With their NBA Cup hopes dashed and frustrations boiling over, the Kings are facing tough questions about effort, execution, and identity.

The Sacramento Kings’ NBA Cup hopes came to a screeching halt Tuesday night, dropped by the Phoenix Suns in a 112-100 loss that felt even more lopsided than the scoreboard suggested. From the opening tip, the Kings looked out of sync, overwhelmed, and outpaced - and the Suns made sure to capitalize on every misstep.

This wasn’t just another loss. It was a statement - not from the Kings, but about them.

Doug Christie, stepping in on the sidelines, didn’t hold back postgame. “About as disappointing as it gets,” he said, visibly frustrated.
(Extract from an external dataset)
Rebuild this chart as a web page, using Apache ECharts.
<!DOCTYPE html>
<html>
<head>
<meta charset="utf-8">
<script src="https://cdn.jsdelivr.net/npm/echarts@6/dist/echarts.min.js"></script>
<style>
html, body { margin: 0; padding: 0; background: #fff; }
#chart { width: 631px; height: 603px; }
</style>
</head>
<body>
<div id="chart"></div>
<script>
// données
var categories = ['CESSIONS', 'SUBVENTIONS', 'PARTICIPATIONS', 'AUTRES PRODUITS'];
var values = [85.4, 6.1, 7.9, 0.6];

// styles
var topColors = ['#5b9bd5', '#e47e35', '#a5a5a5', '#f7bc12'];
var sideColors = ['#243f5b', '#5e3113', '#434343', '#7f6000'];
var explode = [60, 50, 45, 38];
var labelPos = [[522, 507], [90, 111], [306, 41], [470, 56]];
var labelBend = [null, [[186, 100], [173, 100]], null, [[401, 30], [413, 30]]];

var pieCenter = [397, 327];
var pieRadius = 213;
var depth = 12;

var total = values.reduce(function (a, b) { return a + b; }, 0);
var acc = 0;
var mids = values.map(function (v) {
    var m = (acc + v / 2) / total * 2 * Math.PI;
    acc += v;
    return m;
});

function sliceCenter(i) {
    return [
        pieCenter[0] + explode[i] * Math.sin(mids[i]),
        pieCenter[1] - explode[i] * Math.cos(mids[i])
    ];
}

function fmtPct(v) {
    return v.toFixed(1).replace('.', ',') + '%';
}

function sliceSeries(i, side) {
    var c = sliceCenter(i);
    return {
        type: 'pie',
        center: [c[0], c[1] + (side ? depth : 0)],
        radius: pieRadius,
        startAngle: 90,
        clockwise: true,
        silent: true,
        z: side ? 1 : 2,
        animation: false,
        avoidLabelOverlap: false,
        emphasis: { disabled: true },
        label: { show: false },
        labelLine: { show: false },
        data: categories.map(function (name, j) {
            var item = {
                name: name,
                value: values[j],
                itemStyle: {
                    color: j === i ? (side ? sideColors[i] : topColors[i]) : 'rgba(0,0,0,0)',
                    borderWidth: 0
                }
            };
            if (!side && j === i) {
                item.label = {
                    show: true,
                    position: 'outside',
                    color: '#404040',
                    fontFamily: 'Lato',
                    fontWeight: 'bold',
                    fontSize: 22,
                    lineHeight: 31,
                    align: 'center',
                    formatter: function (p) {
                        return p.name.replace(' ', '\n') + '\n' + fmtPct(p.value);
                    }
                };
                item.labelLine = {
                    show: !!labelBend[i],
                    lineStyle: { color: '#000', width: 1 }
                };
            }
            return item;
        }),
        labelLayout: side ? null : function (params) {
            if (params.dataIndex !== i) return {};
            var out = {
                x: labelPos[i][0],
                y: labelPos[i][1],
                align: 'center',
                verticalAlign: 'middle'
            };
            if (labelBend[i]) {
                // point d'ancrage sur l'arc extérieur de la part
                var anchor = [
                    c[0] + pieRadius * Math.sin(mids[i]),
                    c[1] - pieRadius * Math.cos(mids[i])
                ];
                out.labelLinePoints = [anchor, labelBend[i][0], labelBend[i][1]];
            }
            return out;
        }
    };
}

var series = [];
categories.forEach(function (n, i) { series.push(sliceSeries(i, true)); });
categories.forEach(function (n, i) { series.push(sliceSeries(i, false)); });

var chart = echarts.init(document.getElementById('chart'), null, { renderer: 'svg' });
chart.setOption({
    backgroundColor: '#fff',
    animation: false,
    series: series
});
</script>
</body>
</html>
“Probably should have called a timeout within the first six seconds with the very first turnover.” That opening sequence - a turnover right out of the gate - set the tone for a night where Sacramento never found its footing.
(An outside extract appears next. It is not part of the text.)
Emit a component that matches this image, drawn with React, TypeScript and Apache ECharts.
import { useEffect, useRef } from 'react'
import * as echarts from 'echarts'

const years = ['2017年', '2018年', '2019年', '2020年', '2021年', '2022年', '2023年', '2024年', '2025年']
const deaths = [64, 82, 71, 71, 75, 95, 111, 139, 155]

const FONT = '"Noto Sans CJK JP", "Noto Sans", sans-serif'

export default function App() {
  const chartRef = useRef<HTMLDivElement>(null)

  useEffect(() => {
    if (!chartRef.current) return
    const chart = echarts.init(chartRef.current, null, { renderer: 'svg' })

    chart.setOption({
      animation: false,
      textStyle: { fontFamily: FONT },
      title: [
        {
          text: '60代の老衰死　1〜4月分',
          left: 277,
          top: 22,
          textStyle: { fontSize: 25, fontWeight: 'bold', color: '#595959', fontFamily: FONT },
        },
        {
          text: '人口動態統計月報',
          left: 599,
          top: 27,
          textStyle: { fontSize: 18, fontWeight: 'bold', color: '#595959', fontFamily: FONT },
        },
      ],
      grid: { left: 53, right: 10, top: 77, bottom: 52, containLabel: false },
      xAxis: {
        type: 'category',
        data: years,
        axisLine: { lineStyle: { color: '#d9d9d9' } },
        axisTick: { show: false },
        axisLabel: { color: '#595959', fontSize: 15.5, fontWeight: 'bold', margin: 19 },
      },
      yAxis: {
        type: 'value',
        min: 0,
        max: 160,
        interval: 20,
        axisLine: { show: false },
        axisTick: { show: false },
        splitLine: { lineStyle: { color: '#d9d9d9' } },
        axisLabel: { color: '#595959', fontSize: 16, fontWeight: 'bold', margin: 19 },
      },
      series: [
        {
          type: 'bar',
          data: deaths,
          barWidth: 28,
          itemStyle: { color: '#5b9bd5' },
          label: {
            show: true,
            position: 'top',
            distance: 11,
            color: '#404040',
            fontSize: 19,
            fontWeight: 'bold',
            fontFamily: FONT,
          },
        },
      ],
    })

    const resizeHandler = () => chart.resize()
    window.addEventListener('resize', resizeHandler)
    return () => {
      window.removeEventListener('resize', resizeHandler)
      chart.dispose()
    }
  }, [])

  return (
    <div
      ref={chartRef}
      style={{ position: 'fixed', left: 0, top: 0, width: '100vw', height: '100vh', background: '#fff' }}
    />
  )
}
“You can’t dig a hole like that,” Christie added. “It’s the confidence you give another team that is just out of control.

You can’t give NBA players that type of confidence. Just man for man.

It can’t happen.”

That’s a coach sounding the alarm - not just about execution, but about effort. And right now, the Kings are short on both.
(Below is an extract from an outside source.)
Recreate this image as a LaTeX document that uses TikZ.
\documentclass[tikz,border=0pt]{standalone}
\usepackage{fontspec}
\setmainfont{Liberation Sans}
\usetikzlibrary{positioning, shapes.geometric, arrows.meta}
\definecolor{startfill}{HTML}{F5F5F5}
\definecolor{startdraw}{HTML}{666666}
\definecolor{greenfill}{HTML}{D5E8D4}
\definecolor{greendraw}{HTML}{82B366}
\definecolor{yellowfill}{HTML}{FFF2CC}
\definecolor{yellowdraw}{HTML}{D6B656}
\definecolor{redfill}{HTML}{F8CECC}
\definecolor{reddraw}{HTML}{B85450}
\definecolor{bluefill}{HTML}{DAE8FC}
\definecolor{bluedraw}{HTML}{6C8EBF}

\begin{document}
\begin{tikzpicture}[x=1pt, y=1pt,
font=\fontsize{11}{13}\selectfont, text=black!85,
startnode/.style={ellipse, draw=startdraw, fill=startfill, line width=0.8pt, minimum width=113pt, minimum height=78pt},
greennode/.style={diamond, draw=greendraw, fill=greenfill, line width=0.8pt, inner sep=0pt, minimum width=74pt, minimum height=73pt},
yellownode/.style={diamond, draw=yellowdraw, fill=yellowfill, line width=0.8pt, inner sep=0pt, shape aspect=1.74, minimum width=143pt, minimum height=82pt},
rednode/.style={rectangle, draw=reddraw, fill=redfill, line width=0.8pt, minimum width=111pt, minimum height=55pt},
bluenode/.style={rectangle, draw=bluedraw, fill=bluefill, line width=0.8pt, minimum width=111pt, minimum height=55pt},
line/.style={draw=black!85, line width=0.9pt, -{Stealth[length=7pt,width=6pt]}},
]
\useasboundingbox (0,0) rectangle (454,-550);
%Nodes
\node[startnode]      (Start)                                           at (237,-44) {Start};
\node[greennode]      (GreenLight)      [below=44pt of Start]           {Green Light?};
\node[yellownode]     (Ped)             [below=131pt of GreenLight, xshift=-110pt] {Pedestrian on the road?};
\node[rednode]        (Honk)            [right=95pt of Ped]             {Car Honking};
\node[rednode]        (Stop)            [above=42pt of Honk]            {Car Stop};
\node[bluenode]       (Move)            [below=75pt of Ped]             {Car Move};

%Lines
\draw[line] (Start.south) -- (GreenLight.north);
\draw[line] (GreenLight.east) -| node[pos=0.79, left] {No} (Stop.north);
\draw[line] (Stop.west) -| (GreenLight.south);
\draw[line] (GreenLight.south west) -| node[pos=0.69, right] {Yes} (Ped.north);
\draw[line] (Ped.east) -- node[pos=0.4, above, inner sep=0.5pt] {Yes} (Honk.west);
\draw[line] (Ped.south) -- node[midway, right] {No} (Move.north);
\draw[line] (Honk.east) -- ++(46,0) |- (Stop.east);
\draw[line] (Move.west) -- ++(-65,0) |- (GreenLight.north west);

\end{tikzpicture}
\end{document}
The Suns, meanwhile, looked like a team on a mission. Crisp ball movement, smart rotations, and a level of urgency that Sacramento couldn’t match.

With the win, Phoenix is now in the driver’s seat to take West Group A, while the Kings are officially out of the running, still searching for answers and now sitting at 5-13 in the regular season. That minus-11 point differential in the tournament?

It’s more than a stat - it’s a reflection of a team that’s lost its edge.

This latest loss marks eight defeats in the Kings’ last ten games, and the pattern is becoming painfully familiar: sluggish starts, careless possessions, and long stretches where the team just seems to vanish. The energy dips, the identity fades, and the gap between potential and performance keeps widening.

Christie’s call for accountability was loud and clear. But the real question is whether it’s being heard.

Because on paper, this Kings roster has the pieces - talent, versatility, and a mix of youth and experience. But games aren’t won on paper.

And right now, the disconnect between what this team could be and what it is has never felt more stark.

Players continue to say the right things - that they believe, that they can turn it around. But belief without execution is just noise. And in a Western Conference that won’t wait for anyone, the Kings are running out of time to prove they’re more than just a team in a slump.

Their season isn’t over. There’s still time to right the ship. But after another night where Sacramento came out flat and stayed that way, one question looms larger than ever:

When will the Kings finally show some fight?